Consider that. I mean really think about it. Governor Blagojevich has made our prison system one where our jailers don’t lock up incarcerates; they are locked in with them. If that second officer had been knocked out, think about what could have happened. They could have been killed, their weapons taken, and somewhere around 200 criminals would have free reign in that facility. That could happen to any officer, even my father, Lloyd Sichling.

I thanked my dad for his time and his help with this story. We talked a little while longer about the usual things we talk about: upcoming happenings in the Star Wars Universe, his hunting season and all things related to it, my goings on (which is pretty much just looking forward to the upcoming happenings in the Star Wars Universe). I hung up the phone and thought about what my dad had told me, what it really meant, and how to put it in a story to let people know and care.

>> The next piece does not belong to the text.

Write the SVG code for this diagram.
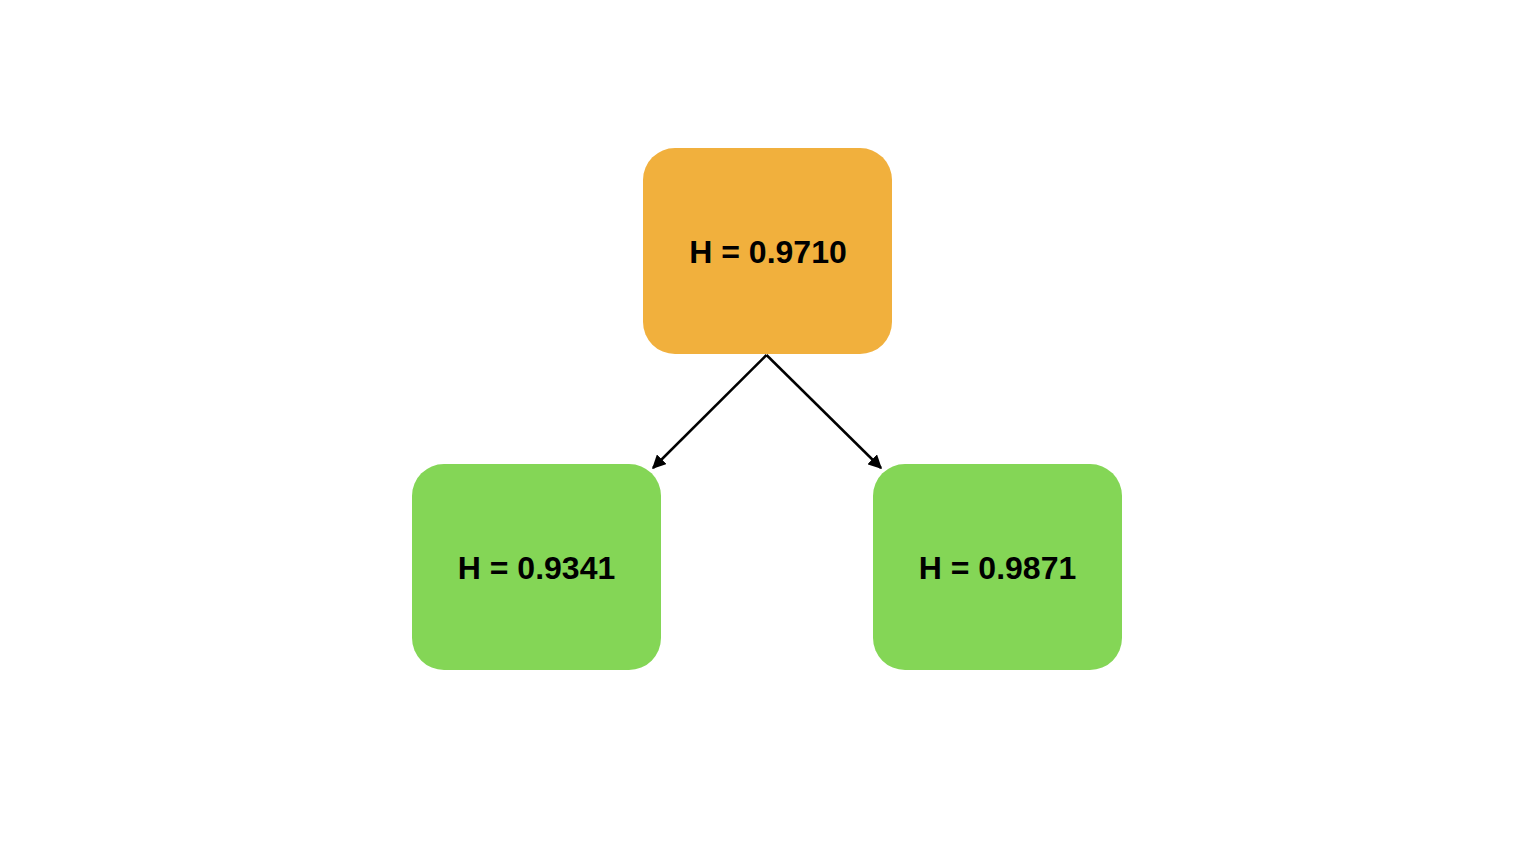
<svg xmlns="http://www.w3.org/2000/svg" width="1536" height="864" viewBox="0 0 1536 864">
<style>
.box{stroke:none}
.orange{fill:#F1B03D}
.green{fill:#84D656}
.lbl{font-family:"Liberation Sans",Arial,sans-serif;font-weight:bold;font-size:32px;fill:#000;text-anchor:middle}
.edge{stroke:#000;stroke-width:2.5;fill:none}
</style>
<defs>
<marker id="arr" viewBox="0 0 10 10" refX="9" refY="5" markerWidth="5.5" markerHeight="5.5" markerUnits="strokeWidth" orient="auto">
<path d="M0,0 L10,5 L0,10 Z" fill="#000"/>
</marker>
</defs>
<rect width="1536" height="864" fill="#fff"/>
<g id="connectors">
<line class="edge" x1="766.5" y1="355" x2="653" y2="468" marker-end="url(#arr)"/>
<line class="edge" x1="766.5" y1="355" x2="881" y2="468" marker-end="url(#arr)"/>
</g>
<g id="node-root">
<rect class="box orange" x="643" y="148" width="249" height="206" rx="32" ry="32"/>
<text class="lbl" x="768" y="262.5">H = 0.9710</text>
</g>
<g id="node-left">
<rect class="box green" x="412" y="464" width="249" height="206" rx="32" ry="32"/>
<text class="lbl" x="536.5" y="579">H = 0.9341</text>
</g>
<g id="node-right">
<rect class="box green" x="873" y="464" width="249" height="206" rx="32" ry="32"/>
<text class="lbl" x="997.5" y="579">H = 0.9871</text>
</g>
</svg>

Blagojevich, on the other hand, already knows and doesn’t care. In fact, the union, made up of men and women who are prison guards, supported him. He then turned his back on them. I wonder what else he could do as governor. I think that maybe these things should be considered in the voting booth this month. I think that Blagojevich has no business being in charge of our state. I think that if he keeps this up, it will kill my dad. Think about it.